Week 3 QLD

The calendar says three weeks now and we are still getting over the reality of our decisions. Holy crap, it is paradise up here. No traffic, no traffic lights, no tolls. Parrots and whip birds greet us in the morning and we can wander into town for a lazy coffee or an ale, bloody oath!

We have a slightly weird order of priorities in our new home. So many boxes and flat packed furniture! Bed reassembled with a couple of bedside tables. Sofa unwrapped and popped back together. Telly plumbed into our new fibre broadband. A quick wander into town stocked up a few essentials like milk and a 5kg lump of local rump steak, don’t mind if we do! Pulled the sourdough starter out of the esky and gave her a feed. 

Fabulous Jackie gets started on the unpacking whilst I un-flatpack tables and chairs. Every bedroom here has a built in wardrobe to swallow up the shorts and T-shirts that we need up here, just with hanging space only! Bunnings became the next stop to grab a few modular shelfie thingies to avoid any awkward T-shirt/sock/underpant confusion situations. Also purchased a couple of lights for our pickleball sized deck and some shiny new lines for washing line that looked like a demented spaghetti tree. A swift wander down the lawn mower isle added a new goat alternative for our national park sized lawn then off to the electrickery zone for a set of four downlights for the kitchen.

Washing line installed and tumble drier handsomely attached to the wall, the troublesome business of a week on the road can now be dealt with. Functioning downlights in the kitchen only revealed further items in Pandora’s infamous box. The dishwasher looked like a dish-dirtier and the cooktop like something from a uni student’s hall of residence. The Appliance Online troops solved the dishwasher issue the next day, Cerapol and Mr Scraper returned the cooktop to sanitary satisfaction levels.
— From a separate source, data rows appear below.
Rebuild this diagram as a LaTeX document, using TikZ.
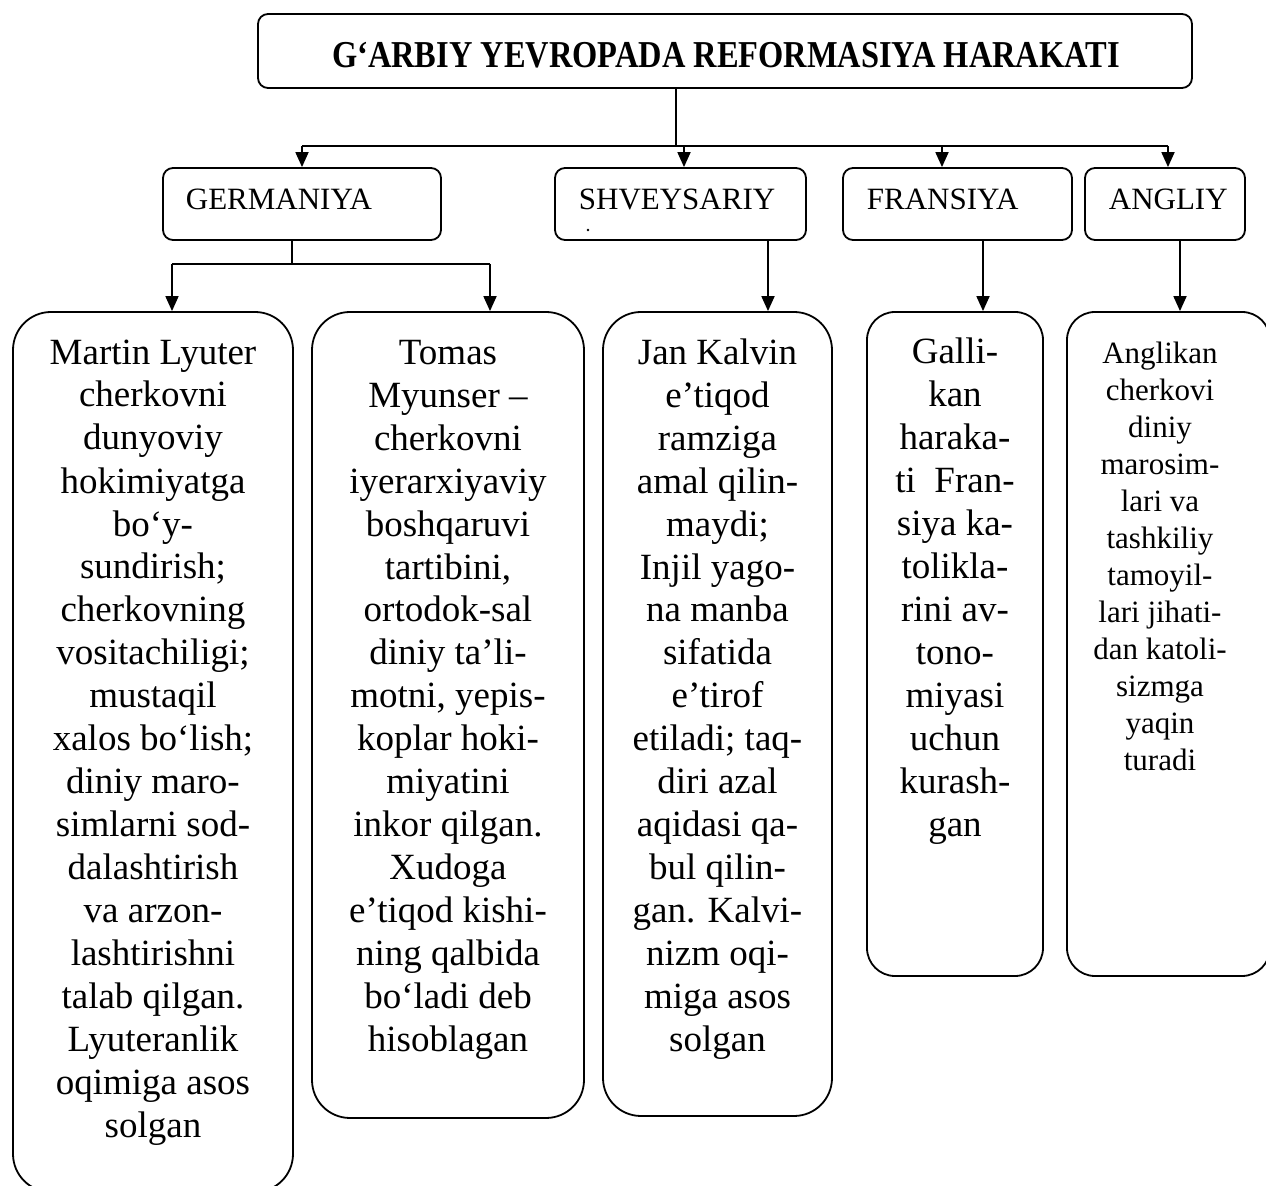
\documentclass[tikz,border=0pt]{standalone}
\usepackage{graphicx}
\usepackage{fontspec}
\setmainfont{Liberation Serif}
\usetikzlibrary{arrows.meta}
\begin{document}
\begin{tikzpicture}[x=0.5pt,y=-0.5pt,line width=0.9pt,
  tbox/.style={draw,rounded corners=5pt,inner sep=0},
  bbox/.style={draw,rounded corners=19pt,inner sep=0},
  sbox/.style={draw,rounded corners=14pt,inner sep=0},
  ltxt/.style={anchor=base west,inner sep=0,font=\fontsize{15.5}{18}\selectfont},
  btxt/.style={anchor=north,inner sep=0,align=center,font=\fontsize{18.5}{21.5}\selectfont},
  ctxt/.style={anchor=north,inner sep=0,align=center,font=\fontsize{15.5}{18.5}\selectfont},
  arr/.style={-{Triangle[length=7.5pt,width=6.5pt]}}]
\fill[white] (0,0) rectangle (1266,1186);
\path[use as bounding box] (0,0) rectangle (1266,1186);
\clip (0,0) rectangle (1266,1186);

% title
\node[tbox,minimum width=467pt,minimum height=37pt] (title) at (725,51) {};
\node[anchor=base,inner sep=0,font=\bfseries\fontsize{19}{22}\selectfont] (titlet) at (726,68)
  {\resizebox{394pt}{\height}{G‘ARBIY YEVROPADA REFORMASIYA HARAKATI}};

% level 2
\node[tbox,minimum width=139pt,minimum height=36pt] (ger) at (302,204) {};
\node[tbox,minimum width=125.5pt,minimum height=36pt] (shv) at (680.5,204) {};
\node[tbox,minimum width=114.5pt,minimum height=36pt] (fra) at (957.5,204) {};
\node[tbox,minimum width=80pt,minimum height=36pt] (ang) at (1165,204) {};
\node[ltxt] (gert) at (185,210) {GERMANIYA};
\node[ltxt] (shvt) at (578,210) {SHVEYSARIY};
\node[ltxt] (frat) at (866,210) {FRANSIYA};
\node[ltxt] (angt) at (1108,210) {ANGLIY};
\fill (588,230) circle (0.7pt);

% bottom boxes
\node[bbox,minimum width=140pt,minimum height=440pt] (b1) at (153,752) {};
\node[bbox,minimum width=136pt,minimum height=403pt] (b2) at (448,715) {};
\node[bbox,minimum width=114.5pt,minimum height=402pt] (b3) at (717.5,714) {};
\node[sbox,minimum width=88pt,minimum height=332pt] (b4) at (955,644) {};
\node[sbox,minimum width=101.5pt,minimum height=332pt] (b5) at (1168.5,644) {};

\node[btxt] (b1t) at (153,333) {\strut Martin Lyuter\\cherkovni\\dunyoviy\\hokimiyatga\\bo‘y-\\sundirish;\\cherkovning\\vositachiligi;\\mustaqil\\xalos bo‘lish;\\diniy maro-\\simlarni sod-\\dalashtirish\\va arzon-\\lashtirishni\\talab qilgan.\\Lyuteranlik\\oqimiga asos\\solgan};
\node[btxt] (b2t) at (448,333) {\strut Tomas\\Myunser –\\cherkovni\\iyerarxiyaviy\\boshqaruvi\\tartibini,\\ortodok-sal\\diniy ta’li-\\motni, yepis-\\koplar hoki-\\miyatini\\inkor qilgan.\\Xudoga\\e’tiqod kishi-\\ning qalbida\\bo‘ladi deb\\hisoblagan};
\node[btxt] (b3t) at (717.5,333) {\strut Jan Kalvin\\e’tiqod\\ramziga\\amal qilin-\\maydi;\\Injil yago-\\na manba\\sifatida\\e’tirof\\etiladi; taq-\\diri azal\\aqidasi qa-\\bul qilin-\\gan. Kalvi-\\nizm oqi-\\miga asos\\solgan};
\node[btxt] (b4t) at (955,333) {\strut Galli-\\kan\\haraka-\\ti\ \ Fran-\\siya ka-\\tolikla-\\rini av-\\tono-\\miyasi\\uchun\\kurash-\\gan};
\node[ctxt] (b5t) at (1160,337) {\strut Anglikan\\cherkovi\\diniy\\marosim-\\lari va\\tashkiliy\\tamoyil-\\lari jihati-\\dan katoli-\\sizmga\\yaqin\\turadi};

% connectors
\coordinate (hub) at (676,146);
\coordinate (hG) at (302,146);
\coordinate (hS) at (684,146);
\coordinate (hF) at (942,146);
\coordinate (hA) at (1168,146);
\draw (title.south -| hub) -- (hub);
\draw (hG) -- (hA);
\draw[arr] (hG) -- (hG |- ger.north);
\draw[arr] (hS) -- (hS |- shv.north);
\draw[arr] (hF) -- (hF |- fra.north);
\draw[arr] (hA) -- (hA |- ang.north);

\coordinate (gs) at (292,264);
\coordinate (gl) at (172,264);
\coordinate (gr) at (490,264);
\draw (ger.south -| gs) -- (gs);
\draw (gl) -- (gr);
\draw[arr] (gl) -- (gl |- b1.north);
\draw[arr] (gr) -- (gr |- b2.north);

\coordinate (sx) at (768,0);
\coordinate (fx) at (983,0);
\coordinate (ax) at (1180,0);
\draw[arr] (shv.south -| sx) -- (b3.north -| sx);
\draw[arr] (fra.south -| fx) -- (b4.north -| fx);
\draw[arr] (ang.south -| ax) -- (b5.north -| ax);
\end{tikzpicture}
\end{document}
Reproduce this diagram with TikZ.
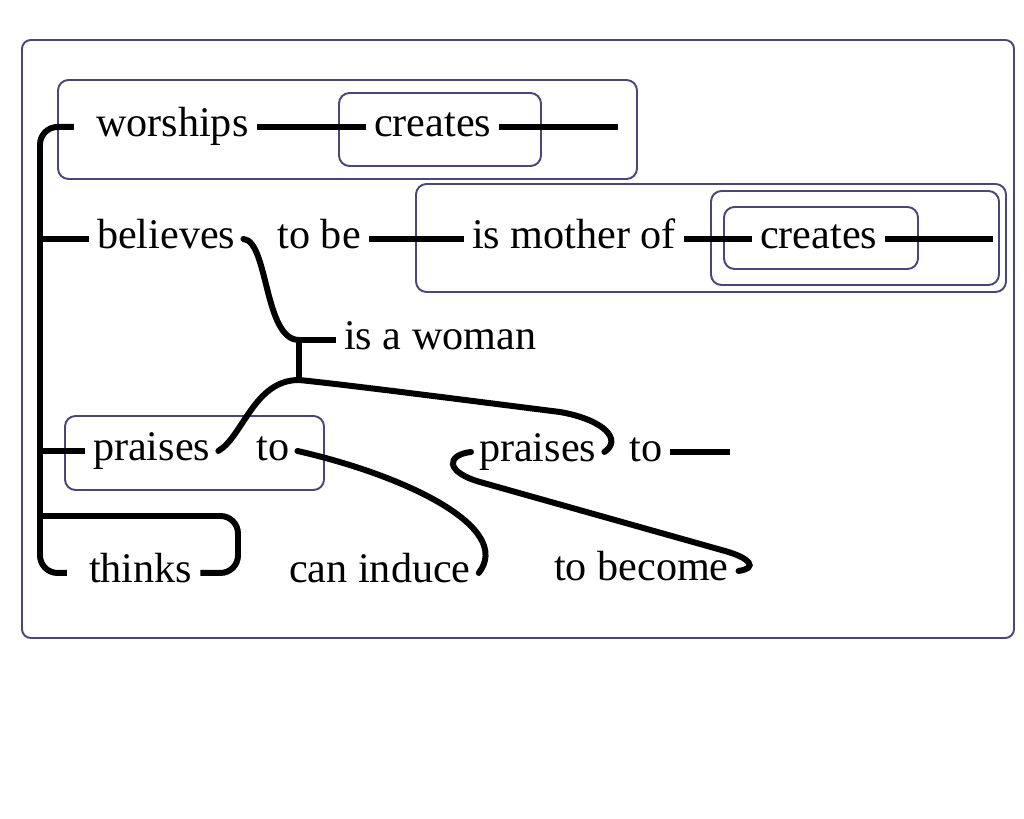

Time to tackle the lawns! Slight regret here by not buying a larger grass clipping machine or a small tractor. Larger regret by attacking said task with a small hangover and 30 degree heat. The last time these lawns had seen a trim was possibly when T-Rex and his chums were feasting on vegetarians. Much of the paddock was knee deep grass and the poor little mower didn’t enjoy the experience any more than I did. Green bin stuffed full and off to pickleball in the evening for a Round Robin sesh. Chuffed AF to win at our first time of asking but wonder if that was a good idea in our new home. Too late now!

The deck lighting also revealed a new horror, so water blasting next on the agenda. Generally, decking boards have little gaps between them to allow the passage of water and small creatures. This gaff was built around 2009 and probably hasn’t seen a pressure washer. Several millimetres of black nastiness needed to be shifted before the wood re-appeared. Need to find a weather window before re-oiling this bugger.

Jackie’s little go-kart was fighting for space in the garage so that was next on the agenda. Whacked up some hooks for the garden toys, and shelf for the esky and general space consuming stuff. My spell with Coles Online also added a few handy crates for keeping stuff off the floor and the task is complete.

Hanging anything on plasterboard walls is a fun experience on a good day. Plasterboard walls in a fibro house is double the fun and so begins the game of find a joist! Mr Knuckle and Mr Drill do the homework before Mr Screwdriver and his metallic chums get involved. Mirrors up now, just a packing crate and cupboard full of paintings to find homes for.

Doorbell installed to inform us of the hoard of visitors that will never be here. Foose table up and ready to ensure that the aforementioned visitors never come. On the subject of visitors, we decided to encourage our avian chums with a small bird feeder thingy. Small being the order of the day to discourage marauding, deck eating and fly screen destroying Cockatoos. Having never seen or heard one of the Sulphur Crested pests, I was more than horrified to see the bird feeder almost horizonal whilst one of them watched his destruction from the safety of a tree. Safe however for him was in range of the jet setting on the hose. Turns out that cockatoos don’t like hosepipes, took the fu(ker three attempts before he got the message, haven’t seen him since. We now enjoy our brekky in the company of king parrots and rosellas.

Sourdough starter culture used for general brekky business, we are somehow on first name terms with the local bottle-O and the most wanted list of our new pickleball community. Found a purveyor of local mud crabs in the market. Life is good.